Pada akhirnya dari berbagai diskursus tadi, antara yang pro dan yang kontra akan pelegalan ganja di Indonesia. Media berperan penting dalam mengkonstruksi opini di masyarakat, maka baik LGN sebagai pihak yang pro-legalisasi ganja maupun BNN sebagai pihak yang kontra menyadari kekuatan dari media tersebut. Teori konstruksi sosial media  sebagai koreksi konsep Berger dan Luckmann mengenai konstruksi sosial atas realitas sosial dibangun secara simultan melalui tiga proses, yaitu eksternalisasi, objektivasi, dan internalisasi. Proses simultan ini terjadi antara individu satu dengan lainnya di dalam masyarakat. Bangunan realitas yang tercipta karena proses sosial tersebut adalah objektif, subjektif, dan simbolis atau intersubjektif. Substansi teori konstruksi sosial media massa adalah pada sirkulasi informasi yang cepat dan luas sehingga konstruksi sosial berlangsung dengan sangat cepat dan sebarannya merata. Selain menggunakan Facebook, Koran, internet dan melalui pendidikan mengenai ganja, music juga menjadi media yang efektif dalam upaya legalisasi ganja seperti melalui music reggae yang identik dengan ganja atau mariyuana. Music terbilang efektif karena umumnya disukai generasi muda yang masih labil dalam pencarian jati diri. Namun realitas sosial yang terkonstruksi ini akhirnya membentuk opini di masyarakat baik itu apriori maupun opini cenderung sinis.  Berikut visualisasi dari proses kontestasi dan konstruksi media terhadap masyarakat:

Isu pelegalan ganja memang merupakan isu yang sensitive dan controversial, namun sekali lagi peran media coverage sangat vital dalam penyebaran wacana ini. Masyarakat memang masih menyukai berita-berita yang controversial dibanding berita yang konstruktif. Menggunakan teori Agenda Setting, jika media memberi tekanan pada suatu peristiwa, maka media itu akan mempengaruhi khalayak untuk menganggapnya penting.

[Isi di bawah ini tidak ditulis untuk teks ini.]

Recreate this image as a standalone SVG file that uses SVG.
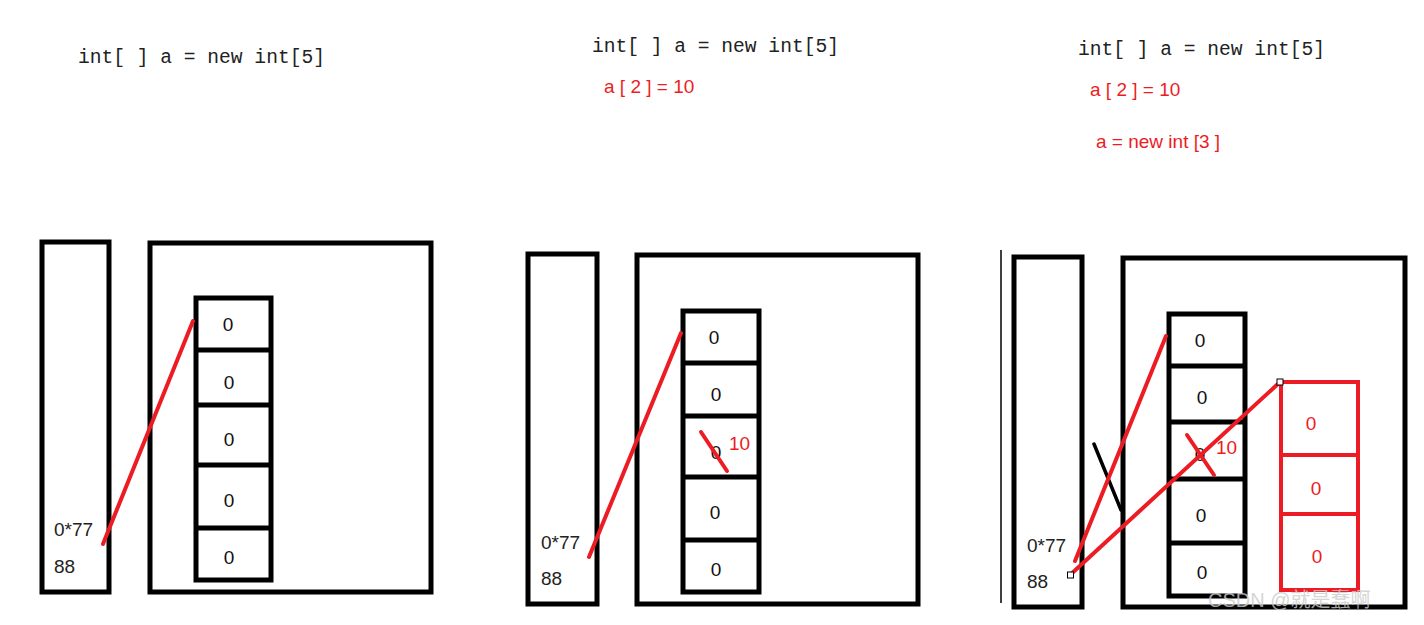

Jadi, apa yang dianggap penting bagi media, maka penting juga bagi masyarakat. Oleh karena itu, apabila media massa memberi perhatian pada isu tertentu dan mengabaikan yang lainnya, akan memiliki pengaruh terhadap pendapat umum. Kesimpulannya, legalisasi ganja merupakan isu controversial yang mudah diblowing daripada isu-isu yang kontruktif sehingga dengan pemberitaan media terus-menerus minimal organisasi yang melemparkan isu tersebut cukup dikenal di masyarakat (khalayak). Dalam teori ini, opini masyarakat merupakan hasil belajar akan isu-isu apa dan bagaimana isu-isu tersebut disusun berdasarkan tingkat kepentingannya.


Penutup
Masyarakat memiliki kesempatan yang seluas – luasnya untuk berperan serta membantu pencegahan dan pemberantasan penyalahgunaan dan peredaran gelap Narkoba sesuai dengan pasal 104 UU No 35 tahun 2009 tentang Narkotika dan pasal 54 UU No 5 TAHUN 1997 tentang Psikotropika. Peran serta masyarakat dapat dilakukan melalui upaya mencari, memperoleh dan memberikan informasi, menyampaikan saran dan pendapat serta memperoleh jawaban atas pertanyaan tentang laporannya mengenai adanya dugaan penyalahgunaan dan peredaran gelap Narkoba.
Selain hal tersebut diatas, peran serta masyarakat dapat dilakukan dengan berbagi cara sesuai dengan lingungan dengan mewujudkan keluarga yang harmonis dan lingkungan sosial yang sadar akan bahaya Narkoba. Hal ini juga dapat dilakukan oleh masyarakat melalui jalur/ lingkungan pendidikan, kegiatan keagamaan dan kegiatan sosial masyarakat lainnya.
Untuk stakeholder terkait, agar meningkatkan kerjasama antara Polri dengan lembaga pemerintah kementerian dan non kementerian yang berhubungan dengan penanggulangan penyalahgunaan dan peredaran gelap Narkoba. Hal ini dapat diwujudkan dengan membuat perjanjian kerjasama atau memorandum of understanding (Mou) yang ditindak lanjuti dengan pembentukan satuan tugas (satgas) anti Narkoba yang komprehensif.